**Exercise requirements:** Pull every line containing "with" out of the material below.

* Begin Data lines *

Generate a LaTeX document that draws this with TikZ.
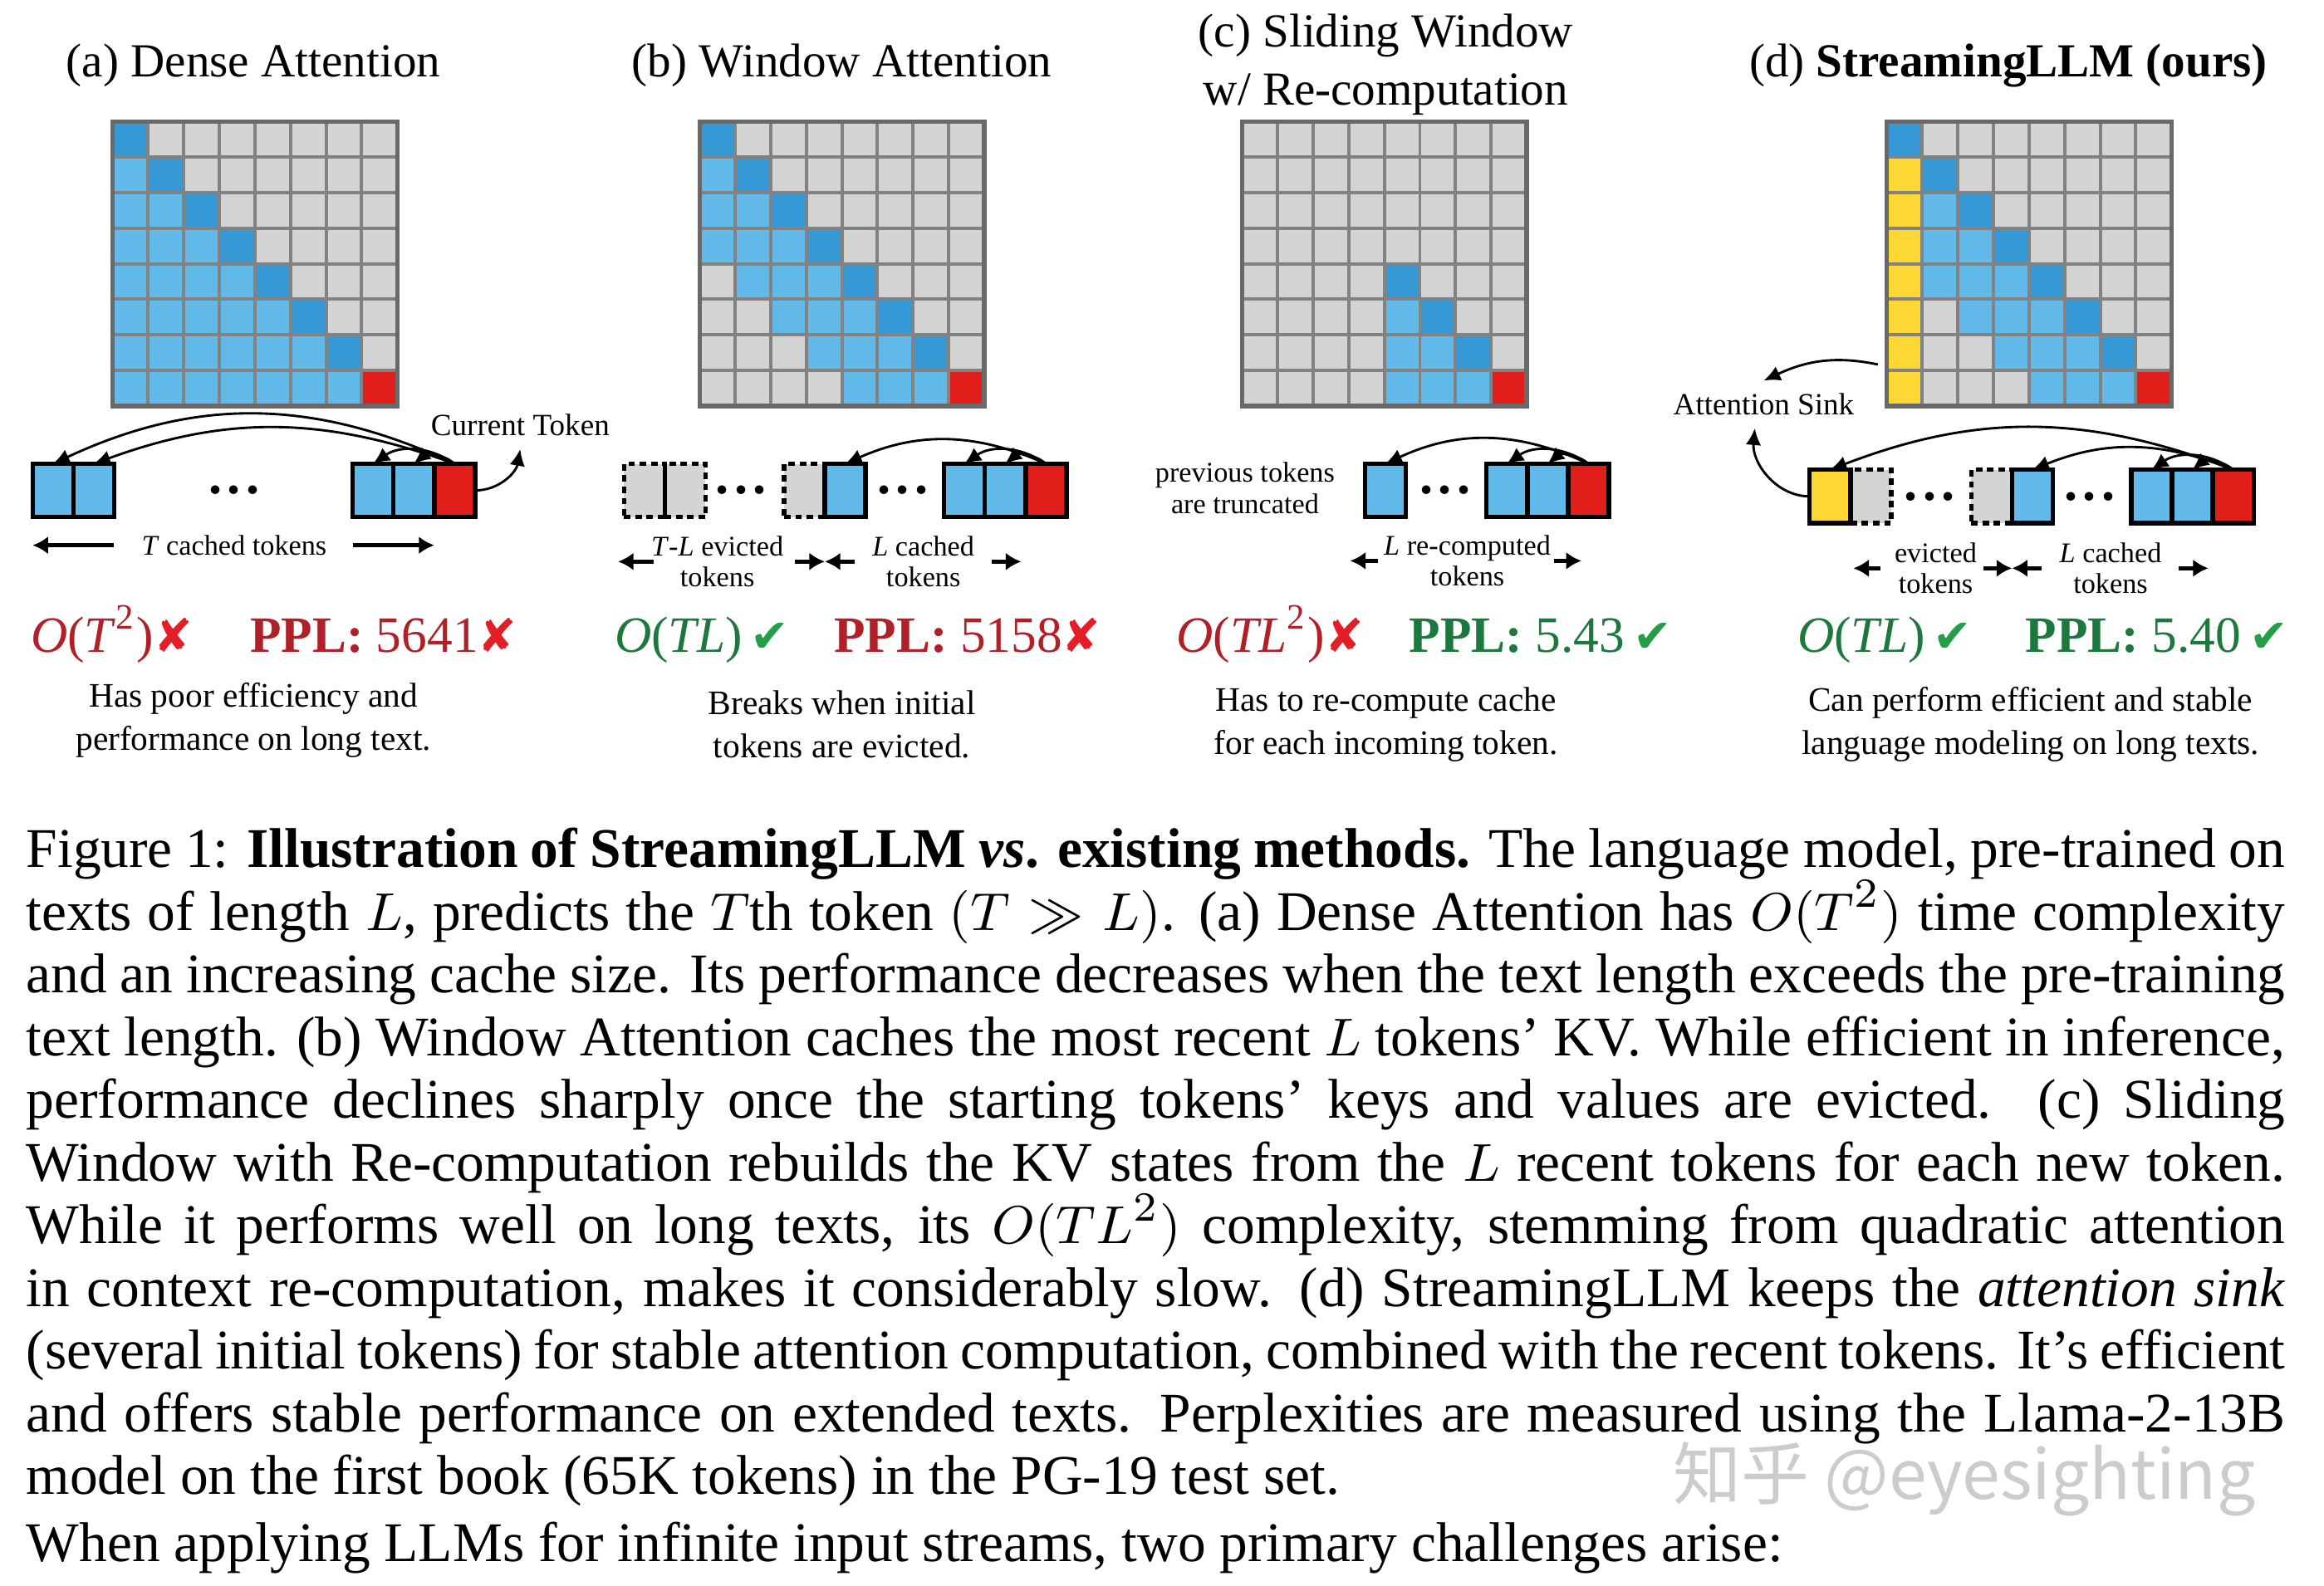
\documentclass[tikz,border=0pt]{standalone}
\usepackage{fontspec}
\setmainfont{Liberation Serif}
\newfontfamily\symfont{DejaVu Sans}
\newfontfamily\cjkfont{Noto Sans CJK SC}
\usetikzlibrary{positioning, arrows.meta}
\definecolor{cgrid}{RGB}{130,130,130}
\definecolor{cframe}{RGB}{105,105,105}
\definecolor{cg}{RGB}{212,212,212}
\definecolor{cl}{RGB}{98,186,234}
\definecolor{cd}{RGB}{54,153,213}
\definecolor{cr}{RGB}{226,30,27}
\definecolor{cy}{RGB}{253,216,53}
\definecolor{cbad}{RGB}{176,32,40}
\definecolor{cgood}{RGB}{28,120,60}
\definecolor{ccross}{RGB}{228,30,38}
\definecolor{ccheck}{RGB}{38,158,72}
\tikzset{
Token/.style={
	draw, line width=0.75pt,
	minimum width=6.875pt, minimum height=9pt,
	inner sep=0, outer sep=0,
	fill=cl
},
RedToken/.style={
	Token,
	fill=cr
},
SinkToken/.style={
	Token,
	fill=cy
},
Evicted/.style={
	Token,
	fill=cg,
	dash pattern=on 1.1pt off 0.8pt
},
Attn/.style={
	-{Latex[length=2.8pt,width=2.6pt]},
	line width=0.4pt
},
Span/.style={
	-{Latex[length=2.6pt,width=3pt]},
	line width=0.7pt
},
Title/.style={
	font=\fontsize{8}{9.75}\selectfont,
	align=center
},
Label/.style={
	font=\fontsize{5.2}{6}\selectfont,
	inner sep=2pt
},
Small/.style={
	font=\fontsize{4.8}{5.25}\selectfont,
	align=center, inner sep=0
},
Dots/.style={
	font=\fontsize{9}{9}\selectfont\bfseries,
	inner sep=0
},
Metric/.style={
	font=\fontsize{8.6}{10}\selectfont,
	anchor=base west, inner sep=0
},
Desc/.style={
	font=\fontsize{5.8}{7.25}\selectfont,
	align=center
},
Caption/.style={
	font=\fontsize{9.45}{10.5}\selectfont,
	anchor=base west, inner sep=0
}
}
\newcommand{\Bad}{{\symfont\fontsize{7.8}{7.8}\selectfont\color{ccross}✘}}
\newcommand{\Good}{{\symfont\fontsize{7.8}{7.8}\selectfont\color{ccheck}✔}}
\newcommand{\capline}[1]{\makebox[381pt][s]{#1}}
% attention map: left, top, rows of cell colours
\newcommand{\attgrid}[3]{%
	\foreach \row [count=\i] in {#3} {
		\foreach \cel [count=\j] in \row {
			\fill[fill=c\cel] ({#1+(\j-1)*24},{#2+(\i-1)*24}) rectangle ++(24,24);
		}
	}
	\foreach \k in {1,...,7} {
		\draw[cgrid, line width=0.55pt] ({#1+\k*24},#2) -- ++(0,192);
		\draw[cgrid, line width=0.55pt] (#1,{#2+\k*24}) -- ++(192,0);
	}
	\draw[cframe, line width=0.75pt] (#1,#2) rectangle ++(192,192);
}

\begin{document}
\begin{tikzpicture}[x=0.25pt, y=-0.25pt]
	\useasboundingbox (0,0) rectangle (1568,1070);
	\fill[white] (0,0) rectangle (1568,1070);

	\node[Title] (ta) at (171,44) {(a) Dense Attention};
	\node[Title] (tb) at (568,44) {(b) Window Attention};
	\node[Title] (tc) at (935,43.5) {(c) Sliding Window\\w/ Re-computation};
	\node[Title] (td) at (1355,44) {(d) \textbf{StreamingLLM (ours)}};

	\attgrid{76}{82}{{d,g,g,g,g,g,g,g},{l,d,g,g,g,g,g,g},{l,l,d,g,g,g,g,g},{l,l,l,d,g,g,g,g},
		{l,l,l,l,d,g,g,g},{l,l,l,l,l,d,g,g},{l,l,l,l,l,l,d,g},{l,l,l,l,l,l,l,r}}
	\attgrid{472}{82}{{d,g,g,g,g,g,g,g},{l,d,g,g,g,g,g,g},{l,l,d,g,g,g,g,g},{l,l,l,d,g,g,g,g},
		{g,l,l,l,d,g,g,g},{g,g,l,l,l,d,g,g},{g,g,g,l,l,l,d,g},{g,g,g,g,l,l,l,r}}
	\attgrid{838}{82}{{g,g,g,g,g,g,g,g},{g,g,g,g,g,g,g,g},{g,g,g,g,g,g,g,g},{g,g,g,g,g,g,g,g},
		{g,g,g,g,d,g,g,g},{g,g,g,g,l,d,g,g},{g,g,g,g,l,l,d,g},{g,g,g,g,l,l,l,r}}
	\attgrid{1273}{82}{{d,g,g,g,g,g,g,g},{y,d,g,g,g,g,g,g},{y,l,d,g,g,g,g,g},{y,l,l,d,g,g,g,g},
		{y,l,l,l,d,g,g,g},{y,g,l,l,l,d,g,g},{y,g,g,l,l,l,d,g},{y,g,g,g,l,l,l,r}}

	% (a) dense
	\node[Token] (a1) at (35.75,331) {};
	\node[Token, right=0pt of a1] (a2) {};
	\node[Dots] (da) at (158,331) {.\hspace{0.9pt}.\hspace{0.9pt}.};
	\node[Token] (a3) at (251.75,331) {};
	\node[Token, right=0pt of a3] (a4) {};
	\node[RedToken, right=0pt of a4] (a5) {};
	\draw[Attn] (a5.north) to[bend right=25] (a1.north);
	\draw[Attn] (a5.north) to[bend right=20] (a2.north);
	\draw[Attn] (a5.north) to[bend right=35] (a3.north);
	\draw[Attn] (a5.north) to[bend right=40] (a4.north);
	\node[Label] (cur) at (351,287) {Current Token};
	\draw[Attn] (a5.east) to[out=0, in=-100] (cur.south);
	\node[Small] (ca) at (158,368) {\textit{T} cached tokens};
	\draw[Span] (a2.east |- ca) -- (a1.west |- ca);
	\draw[Span] (a3.west |- ca) -- (a4.east |- ca);
	\node[Metric, text=cbad] (oa) at (20,440) {\textit{O}(\textit{T}\textsuperscript{2})\Bad};
	\node[Metric, text=cbad] (pa) at (168,440) {\textbf{PPL:} 5641\Bad};
	\node[Desc] (ha) at (171,486) {Has poor efficiency and\\performance on long text.};

	% (b) window
	\node[Evicted] (b1) at (434.75,331) {};
	\node[Evicted, right=0pt of b1] (b2) {};
	\draw[line width=0.75pt] (b1.north east) -- (b1.south east);
	\node[Dots] (db1) at (500,331) {.\hspace{0.9pt}.\hspace{0.9pt}.};
	\node[Evicted] (b3) at (542.75,331) {};
	\node[Token, right=0pt of b3] (b4) {};
	\node[Dots] (db2) at (609,331) {.\hspace{0.9pt}.\hspace{0.9pt}.};
	\node[Token] (b5) at (650.75,331) {};
	\node[Token, right=0pt of b5] (b6) {};
	\node[RedToken, right=0pt of b6] (b7) {};
	\draw[Attn] (b7.north) to[bend right=24] (b4.north);
	\draw[Attn] (b7.north) to[bend right=35] (b5.north);
	\draw[Attn] (b7.north) to[bend right=40] (b6.north);
	\node[Small] (evb) at (484,379) {\textit{T}-\textit{L} evicted\\tokens};
	\node[Small] (lcb) at (623,379) {\textit{L} cached\\tokens};
	\draw[Span] ([xshift=5pt]b1.west |- evb) -- ([xshift=-1pt]b1.west |- evb);
	\draw[Span] ([xshift=-5pt]b3.east |- evb) -- (b3.east |- evb);
	\draw[Span] ([xshift=5pt]b4.west |- lcb) -- (b4.west |- lcb);
	\draw[Span] ([xshift=-5.75pt]b6.east |- lcb) -- ([xshift=-0.75pt]b6.east |- lcb);
	\node[Metric, text=cgood] (ob) at (414,440) {\textit{O}(\textit{TL})\,\Good};
	\node[Metric, text=cbad] (pb) at (562,440) {\textbf{PPL:} 5158\Bad};
	\node[Desc] (hb) at (568,489) {Breaks when initial\\tokens are evicted.};

	% (c) sliding window with re-computation
	\node[Small] (prev) at (840,329.5) {previous tokens\\are truncated};
	\node[Token] (c1) at (934.75,331) {};
	\node[Dots] (dc) at (975,331) {.\hspace{0.9pt}.\hspace{0.9pt}.};
	\node[Token] (c2) at (1016.75,331) {};
	\node[Token, right=0pt of c2] (c3) {};
	\node[RedToken, right=0pt of c3] (c4) {};
	\draw[Attn] (c4.north) to[bend right=25] (c1.north);
	\draw[Attn] (c4.north) to[bend right=35] (c2.north);
	\draw[Attn] (c4.north) to[bend right=40] (c3.north);
	\node[Small] (rc) at (990,378.5) {\textit{L} re-computed\\tokens};
	\draw[Span] ([xshift=-0.8pt]rc.west) -- ([xshift=-5.5pt]rc.west);
	\draw[Span] ([xshift=0.3pt]rc.east) -- ([xshift=5pt]rc.east);
	\node[Metric, text=cbad] (oc) at (793,440) {\textit{O}(\textit{TL}\textsuperscript{2})\Bad};
	\node[Metric, text=cgood] (pc) at (950,440) {\textbf{PPL:} 5.43\,\Good};
	\node[Desc] (hc) at (935,489) {Has to re-compute cache\\for each incoming token.};

	% (d) streaming with attention sink
	\node[Label] (sink) at (1190,273) {Attention Sink};
	\coordinate (gs) at (1267,246);
	\draw[Attn] (gs) to[out=168, in=25] (sink.north);
	\node[Evicted] (d2) at (1262.25,335) {};
	\node[SinkToken, left=0pt of d2] (d1) {};
	\node[Dots] (dd1) at (1302,335) {.\hspace{0.9pt}.\hspace{0.9pt}.};
	\node[Evicted] (d3) at (1343.75,335) {};
	\node[Token, right=0pt of d3] (d4) {};
	\node[Dots] (dd2) at (1410,335) {.\hspace{0.9pt}.\hspace{0.9pt}.};
	\node[Token] (d5) at (1451.75,335) {};
	\node[Token, right=0pt of d5] (d6) {};
	\node[RedToken, right=0pt of d6] (d7) {};
	\draw[Attn] (d7.north) to[bend right=21] (d1.north);
	\draw[Attn] (d7.north) to[bend right=22] (d4.north);
	\draw[Attn] (d7.north) to[bend right=35] (d5.north);
	\draw[Attn] (d7.north) to[bend right=40] (d6.north);
	\draw[Attn] (d1.west) to[out=180, in=-95] ([xshift=-1.5pt]sink.south);
	\node[Small] (evd) at (1306,383.5) {evicted\\tokens};
	\node[Small] (lcd) at (1424,383.5) {\textit{L} cached\\tokens};
	\draw[Span] ([xshift=5pt]d2.west |- evd) -- ([xshift=0.5pt]d2.west |- evd);
	\draw[Span] ([xshift=-4.75pt]d3.east |- evd) -- (d3.east |- evd);
	\draw[Span] ([xshift=5pt]d4.west |- lcd) -- (d4.west |- lcd);
	\draw[Span] ([xshift=-5.75pt]d6.east |- lcd) -- ([xshift=-0.75pt]d6.east |- lcd);
	\node[Metric, text=cgood] (od) at (1212,440) {\textit{O}(\textit{TL})\,\Good};
	\node[Metric, text=cgood] (pd) at (1366,440) {\textbf{PPL:} 5.40\,\Good};
	\node[Desc] (hd) at (1370,489) {Can perform efficient and stable\\language modeling on long texts.};

	% caption
	\node[text=gray!40, font=\cjkfont\fontsize{11.5}{12}\selectfont, anchor=west, inner sep=0] (wm) at (1128,998) {知乎 @eyesighting};
	\node[Caption] (l1) at (17,585.5) {\capline{Figure 1: \textbf{Illustration of StreamingLLM \textit{vs}. existing methods.} The language model, pre-trained on}};
	\node[Caption] (l2) at (17,627.8) {\capline{texts of length $L$, predicts the $T$th token $(T \gg L)$. (a) Dense Attention has $O(T^2)$ time complexity}};
	\node[Caption] (l3) at (17,670.1) {\capline{and an increasing cache size. Its performance decreases when the text length exceeds the pre-training}};
	\node[Caption] (l4) at (17,712.4) {\capline{text length. (b) Window Attention caches the most recent $L$ tokens' KV. While efficient in inference,}};
	\node[Caption] (l5) at (17,754.7) {\capline{performance declines sharply once the starting tokens' keys and values are evicted.\ \ (c) Sliding}};
	\node[Caption] (l6) at (17,797) {\capline{Window with Re-computation rebuilds the KV states from the $L$ recent tokens for each new token.}};
	\node[Caption] (l7) at (17,839.3) {\capline{While it performs well on long texts, its $O(TL^2)$ complexity, stemming from quadratic attention}};
	\node[Caption] (l8) at (17,881.6) {\capline{in context re-computation, makes it considerably slow. (d) StreamingLLM keeps the \textit{attention sink}}};
	\node[Caption] (l9) at (17,923.9) {\capline{(several initial tokens) for stable attention computation, combined with the recent tokens. It's efficient}};
	\node[Caption] (l10) at (17,966.2) {\capline{and offers stable performance on extended texts. Perplexities are measured using the Llama-2-13B}};
	\node[Caption] (l11) at (17,1008.5) {model on the first book (65K tokens) in the PG-19 test set.};
	\node[Caption] (l12) at (17,1053.6) {When applying LLMs for infinite input streams, two primary challenges arise:};
\end{tikzpicture}
\end{document}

* End Data lines *

**Response below:**
Generate a LaTeX document that draws this with TikZ.
	% (c) sliding window with re-computation
	% (d) streaming with attention sink
	\node[Caption] (l6) at (17,797) {\capline{Window with Re-computation rebuilds the KV states from the $L$ recent tokens for each new token.}};
	\node[Caption] (l9) at (17,923.9) {\capline{(several initial tokens) for stable attention computation, combined with the recent tokens. It's efficient}};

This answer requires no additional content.